Il conservatorismo in Italia: è questo il nuovo orizzonte della destra italiana? È l’unico?

“Ho espresso la mia diffidenza verso questa categoria in tempi non sospetti, ricevendo peraltro una cortese e divertente risposta da quello che in seguito sarebbe diventato la seconda carica dello Stato, che invece difendeva la scelta di una linea conservatrice. Personalmente trovo la scelta conservatrice inutile, sul fronte della tutela da attacchi antifascisti (per loro resti comunque un fascista, a prescindere), smobilitante, dal punto di vista dell’immaginario e dell’appeal, infondata, dal punto di vista storico e politologico in relazione al contesto italiano, castrante, dal punto di vista della comprensione del presente, quanto meno ambigua, dal punto di vista degli ammiccamenti internazionali. Il risultato è che qui c’è chi pensa di fare politica a colpi di «signora mia, il cantante dei Maneskin indossa la giarrettiera» (mi chiedo peraltro chi conoscerebbe i Maneskin senza questa costante campagna di marketing portata avanti gratuitamente dai custodi del buon costume). Quello di cui ha bisogno la nostra epoca è un nuovo slancio verso l’avvenire, una dottrina di attacco e di conquista, una visione propositiva e ottimistica. Io, insieme a un altro pugno di amici, cerco di fare la mia parte, per esempio grazie a progetti come Prometheica, la rassegna di studi sul sovrumanismo e la tecnica che ha l’ambizione di ridefinire alcune categorie. Se la destra ondeggia tra conservatorismo e deriva individualistico-paranoide, sceglie di stare nel campo opposto e di tagliarsi fuori dalla costruzione dell’avvenire, se non nella poco edificante funzione di «agente regolatore» del progressismo”.
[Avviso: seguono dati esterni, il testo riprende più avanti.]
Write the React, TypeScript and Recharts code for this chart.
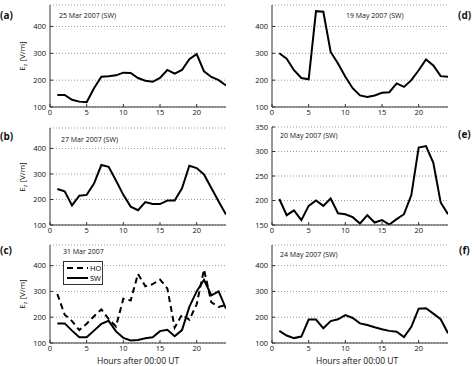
import React from 'react';
import { LineChart, Line, XAxis, YAxis, CartesianGrid } from 'recharts';

const hours = [1, 2, 3, 4, 5, 6, 7, 8, 9, 10, 11, 12, 13, 14, 15, 16, 17, 18, 19, 20, 21, 22, 23, 24];
const mar25SW = [145, 145, 127, 120, 118, 170, 213, 215, 218, 228, 227, 208, 198, 194, 208, 238, 224, 238, 278, 297, 233, 212, 200, 180];
const mar27SW = [241, 232, 177, 215, 218, 262, 335, 328, 274, 218, 172, 158, 190, 182, 182, 196, 196, 244, 332, 323, 298, 245, 192, 141];
const mar31SW = [176, 176, 148, 122, 122, 148, 174, 186, 145, 120, 110, 112, 118, 122, 146, 151, 126, 150, 240, 300, 345, 285, 300, 233];
const mar31HO = [290, 210, 185, 150, 175, 204, 230, 193, 164, 272, 265, 368, 320, 328, 346, 312, 160, 210, 190, 250, 385, 258, 240, 248];
const may19SW = [300, 280, 237, 208, 203, 457, 455, 305, 262, 213, 170, 143, 137, 143, 153, 155, 188, 175, 200, 237, 277, 255, 215, 213];
const may20SW = [203, 170, 180, 160, 189, 200, 189, 204, 174, 172, 166, 153, 170, 155, 160, 151, 162, 172, 211, 308, 311, 277, 196, 172];
const may24SW = [147, 129, 119, 125, 191, 191, 157, 185, 192, 208, 197, 176, 170, 161, 153, 147, 144, 123, 163, 233, 235, 214, 192, 138];

const xTicks = [0, 5, 10, 15, 20];
const yTicksMain = [100, 200, 300, 400];
const yTicksE = [150, 200, 250, 300, 350];

const FONT = '"Open Sans", "Noto Sans", sans-serif';

type SeriesDef = { key: string; values: number[]; dash?: string };

function build(series: SeriesDef[]) {
  return hours.map((h, i) => {
    const row: Record<string, number> = { hour: h };
    series.forEach((s) => {
      row[s.key] = s.values[i];
    });
    return row;
  });
}

type PanelProps = {
  left: number;
  top: number;
  w: number;
  h: number;
  series: SeriesDef[];
  yDomain: [number, number];
  yTicks: number[];
};

function Panel({ left, top, w, h, series, yDomain, yTicks }: PanelProps) {
  const YW = 45;
  const MT = 8;
  const MR = 3;
  const XH = 16;
  const data = build(series);
  const tickStyle = { fontSize: 7.5, fill: '#111', fontFamily: FONT };
  return (
    <div style={{ position: 'absolute', left: left - YW, top: top - MT }}>
      <LineChart width={YW + w + MR} height={MT + h + XH} data={data} margin={{ top: MT, right: MR, left: 0, bottom: 0 }}>
        <CartesianGrid xAxisId="b" yAxisId="l" horizontal vertical={false} stroke="#9a9a9a" strokeDasharray="1 2" />
        <XAxis xAxisId="b" dataKey="hour" type="number" domain={[0, 24]} ticks={xTicks} interval={0} orientation="bottom" height={XH} tickSize={-3} tickMargin={6} stroke="#333" tick={tickStyle} allowDataOverflow />
        <XAxis xAxisId="t" dataKey="hour" type="number" domain={[0, 24]} ticks={xTicks} interval={0} orientation="top" height={0} tickSize={-3} tick={false} stroke="#333" allowDataOverflow />
        <YAxis yAxisId="l" type="number" domain={yDomain} ticks={yTicks} interval={0} width={YW} tickSize={-3} tickMargin={7} stroke="#333" tick={tickStyle} allowDataOverflow />
        <YAxis yAxisId="r" orientation="right" type="number" domain={yDomain} ticks={yTicks} interval={0} width={0} tickSize={-3} tick={false} stroke="#333" allowDataOverflow />
        {series.map((s) => (
          <Line key={s.key} xAxisId="b" yAxisId="l" type="linear" dataKey={s.key} stroke="#000" strokeWidth={2} strokeDasharray={s.dash} dot={false} isAnimationActive={false} />
        ))}
      </LineChart>
    </div>
  );
}

function Txt({ x, y, children, size = 7, bold = false }: { x: number; y: number; children: React.ReactNode; size?: number; bold?: boolean }) {
  return (
    <div style={{ position: 'absolute', left: x, top: y, transform: 'translateY(-50%)', fontSize: size, fontWeight: bold ? 700 : 400, fontFamily: FONT, color: '#111', whiteSpace: 'nowrap', lineHeight: 1 }}>
      {children}
    </div>
  );
}

function YLabel({ cx, cy }: { cx: number; cy: number }) {
  return (
    <div style={{ position: 'absolute', left: cx, top: cy, transform: 'translate(-50%,-50%) rotate(-90deg)', fontSize: 8, fontFamily: FONT, color: '#111', whiteSpace: 'nowrap', lineHeight: 1 }}>
      E<sub style={{ fontSize: 5.5, verticalAlign: 'baseline', position: 'relative', top: 2 }}>z</sub> [V/m]
    </div>
  );
}

export default function App() {
  return (
    <div style={{ position: 'absolute', left: 0, top: 0, width: 474, height: 366, background: '#fff', overflow: 'hidden' }}>
      <Panel left={50} top={5} w={176} h={102} series={[{ key: 'sw', values: mar25SW }]} yDomain={[100, 480]} yTicks={yTicksMain} />
      <Panel left={50} top={128} w={176} h={97} series={[{ key: 'sw', values: mar27SW }]} yDomain={[100, 480]} yTicks={yTicksMain} />
      <Panel left={50} top={245} w={176} h={98} series={[{ key: 'ho', values: mar31HO, dash: '6 4' }, { key: 'sw', values: mar31SW }]} yDomain={[100, 480]} yTicks={yTicksMain} />
      <Panel left={272} top={5} w={176} h={102} series={[{ key: 'sw', values: may19SW }]} yDomain={[100, 480]} yTicks={yTicksMain} />
      <Panel left={272} top={127} w={176} h={98} series={[{ key: 'sw', values: may20SW }]} yDomain={[150, 350]} yTicks={yTicksE} />
      <Panel left={272} top={245} w={176} h={98} series={[{ key: 'sw', values: may24SW }]} yDomain={[100, 480]} yTicks={yTicksMain} />

      <Txt x={59} y={15}>25 Mar 2007 (SW)</Txt>
      <Txt x={61} y={139}>27 Mar 2007 (SW)</Txt>
      <Txt x={63} y={251}>31 Mar 2007</Txt>
      <Txt x={346} y={15}>19 May 2007 (SW)</Txt>
      <Txt x={280} y={135}>20 May 2007 (SW)</Txt>
      <Txt x={280} y={254}>24 May 2007 (SW)</Txt>

      <Txt x={0} y={15} size={10} bold>(a)</Txt>
      <Txt x={0} y={136} size={10} bold>(b)</Txt>
      <Txt x={0} y={250} size={10} bold>(c)</Txt>
      <Txt x={458} y={15} size={10} bold>(d)</Txt>
      <Txt x={458} y={134} size={10} bold>(e)</Txt>
      <Txt x={459} y={250} size={10} bold>(f)</Txt>

      <YLabel cx={22} cy={56} />
      <YLabel cx={22} cy={177} />
      <YLabel cx={22} cy={294} />

      <div style={{ position: 'absolute', left: 63, top: 261, width: 40, height: 24, border: '1px solid #333', background: '#fff', boxSizing: 'border-box' }}>
        <svg width={38} height={22} style={{ position: 'absolute', left: 0, top: 0 }}>
          <line x1={3} y1={6} x2={24} y2={6} stroke="#000" strokeWidth={2} strokeDasharray="6 4" />
          <line x1={3} y1={16} x2={24} y2={16} stroke="#000" strokeWidth={2} />
        </svg>
        <div style={{ position: 'absolute', left: 26, top: 1, fontSize: 7.5, fontFamily: FONT, lineHeight: '10px' }}>HO</div>
        <div style={{ position: 'absolute', left: 26, top: 11, fontSize: 7.5, fontFamily: FONT, lineHeight: '10px' }}>SW</div>
      </div>

      <div style={{ position: 'absolute', left: 138, top: 361, transform: 'translate(-50%,-50%)', fontSize: 8.5, fontFamily: FONT, color: '#111', whiteSpace: 'nowrap', lineHeight: 1 }}>Hours after 00:00 UT</div>
      <div style={{ position: 'absolute', left: 357, top: 361, transform: 'translate(-50%,-50%)', fontSize: 8.5, fontFamily: FONT, color: '#111', whiteSpace: 'nowrap', lineHeight: 1 }}>Hours after 00:00 UT</div>
    </div>
  );
}
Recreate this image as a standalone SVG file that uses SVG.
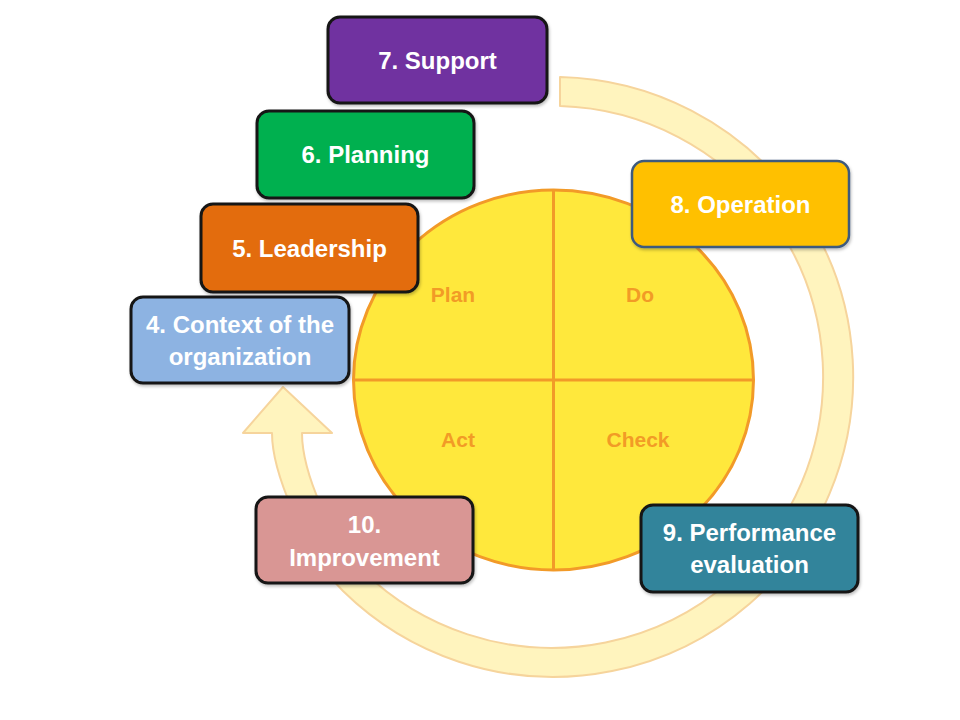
<svg xmlns="http://www.w3.org/2000/svg" width="960" height="720" viewBox="0 0 960 720">
  <defs>
    <filter id="sh" x="-10%" y="-10%" width="125%" height="130%">
      <feDropShadow dx="1" dy="2" stdDeviation="1.5" flood-color="#000" flood-opacity="0.25"/>
    </filter>
    <style>
      .box { stroke: #141414; stroke-width: 3; filter: url(#sh); }
      .lbl { font-family: "Liberation Sans", Arial, sans-serif; font-weight: bold; font-size: 24px; fill: #ffffff; text-anchor: middle; }
      .pdca { font-family: "Liberation Sans", Arial, sans-serif; font-weight: bold; font-size: 21px; fill: #F29B26; text-anchor: middle; }
      .quad { stroke: #F29A28; stroke-width: 3; fill: none; }
    </style>
  </defs>
  <rect width="960" height="720" fill="#ffffff"/>

  <g id="connectors">
    <path id="cycle-arrow" d="M 560,77 A 300 300 0 1 1 343,591 C 312,560 272,478 272,433 L 243,433 L 283,387 L 332,433 L 302,433 C 302,472 332,542 363,571 A 271 271 0 1 0 560,106 Z" fill="#FFF4BE" stroke="#F6D49C" stroke-width="2" stroke-linejoin="round"/>
  </g>

  <g id="pdca-circle">
    <ellipse cx="553.5" cy="380" rx="200" ry="190" fill="#FFE83C" stroke="#F29A28" stroke-width="3"/>
    <line class="quad" x1="553.5" y1="190" x2="553.5" y2="570"/>
    <line class="quad" x1="353.5" y1="380" x2="753.5" y2="380"/>
    <text class="pdca" x="453" y="302">Plan</text>
    <text class="pdca" x="640" y="302">Do</text>
    <text class="pdca" x="458" y="447">Act</text>
    <text class="pdca" x="638" y="447">Check</text>
  </g>

  <g id="n7">
    <rect class="box" x="328" y="17" width="219" height="86" rx="12" fill="#7030A0"/>
    <text class="lbl" x="437.5" y="69">7. Support</text>
  </g>
  <g id="n6">
    <rect class="box" x="257" y="111" width="217" height="87" rx="12" fill="#00B050"/>
    <text class="lbl" x="365.5" y="163">6. Planning</text>
  </g>
  <g id="n5">
    <rect class="box" x="201" y="204" width="217" height="88" rx="12" fill="#E36C0A"/>
    <text class="lbl" x="309.5" y="257">5. Leadership</text>
  </g>
  <g id="n4">
    <rect class="box" x="131" y="297" width="218" height="86" rx="12" fill="#8DB3E2"/>
    <text class="lbl" x="240" y="333">4. Context of the</text>
    <text class="lbl" x="240" y="365">organization</text>
  </g>
  <g id="n8">
    <rect class="box" x="632" y="161" width="217" height="86" rx="12" fill="#FFC000" style="stroke:#3E5A7E;stroke-width:2.5"/>
    <text class="lbl" x="740.5" y="213">8. Operation</text>
  </g>
  <g id="n9">
    <rect class="box" x="641" y="505" width="217" height="87" rx="12" fill="#31849B"/>
    <text class="lbl" x="749.5" y="541">9. Performance</text>
    <text class="lbl" x="749.5" y="573">evaluation</text>
  </g>
  <g id="n10">
    <rect class="box" x="256" y="497" width="217" height="86" rx="12" fill="#D99694"/>
    <text class="lbl" x="364.5" y="533">10.</text>
    <text class="lbl" x="364.5" y="566">Improvement</text>
  </g>
</svg>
L’essenza del fascismo di Giorgio Locchi

Negli ultimi anni si è dedicato allo studio, alla rilettura e alla pubblicazione degli scritti di Giorgio Locchi. Quale la sorprendente attualità di questi studi?

“Giorgio Locchi è stato il mio vero maestro filosofico, sia pur a distanza (è morto quando avevo 12 anni e non ho potuto ovviamente conoscerlo, anche se negli ultimi anni ho allacciato una proficua amicizia con il figlio Pierluigi). Per me scoprire, quasi casualmente, un pensatore così radicale e «militante», ma allo stesso tempo così profondo, originale, erudito, aperto alle novità della propria epoca, è stata una rivelazione. L’ultimo lavoro locchiano che ho curato è stata la ripubblicazione, aumentata grazie a vari altri testi di e su Locchi, de L’essenza del fascismo, l’introvabile libretto con cui l’autore romano rispose a suo modo a L’intervista sul fascismo di Renzo De Felice. Pagine densissime, in cui oggi troviamo una risposta ai vari fraintendimenti che ancora accompagnano l’esperienza fascista. E parlo tanto dei fraintendimenti dei «nemici» quanto di quelli degli «amici». Ma non c’è solo lo sguardo chiarificatore sul passato (ammesso e non concesso che il fascismo appartenga al passato, e leggendo certe inchieste e certe prime pagine di oggi non sembrerebbe): penso alla tematica sull’apertura della storia o alla visione della tecnica nel quadro dell’avvento di quello che Locchi chiamava il «terzo uomo». Qui c’è veramente la chiave per capire e forgiare i nostro presente e il nostro futuro. Sarebbe «attuale» di per sé, a prescindere, ma lo diviene molto di più alla luce della regressione culturale, politica ed esistenziale che sembra aver attanagliato negli ultimi anni il mondo non conformista nella sua globalità.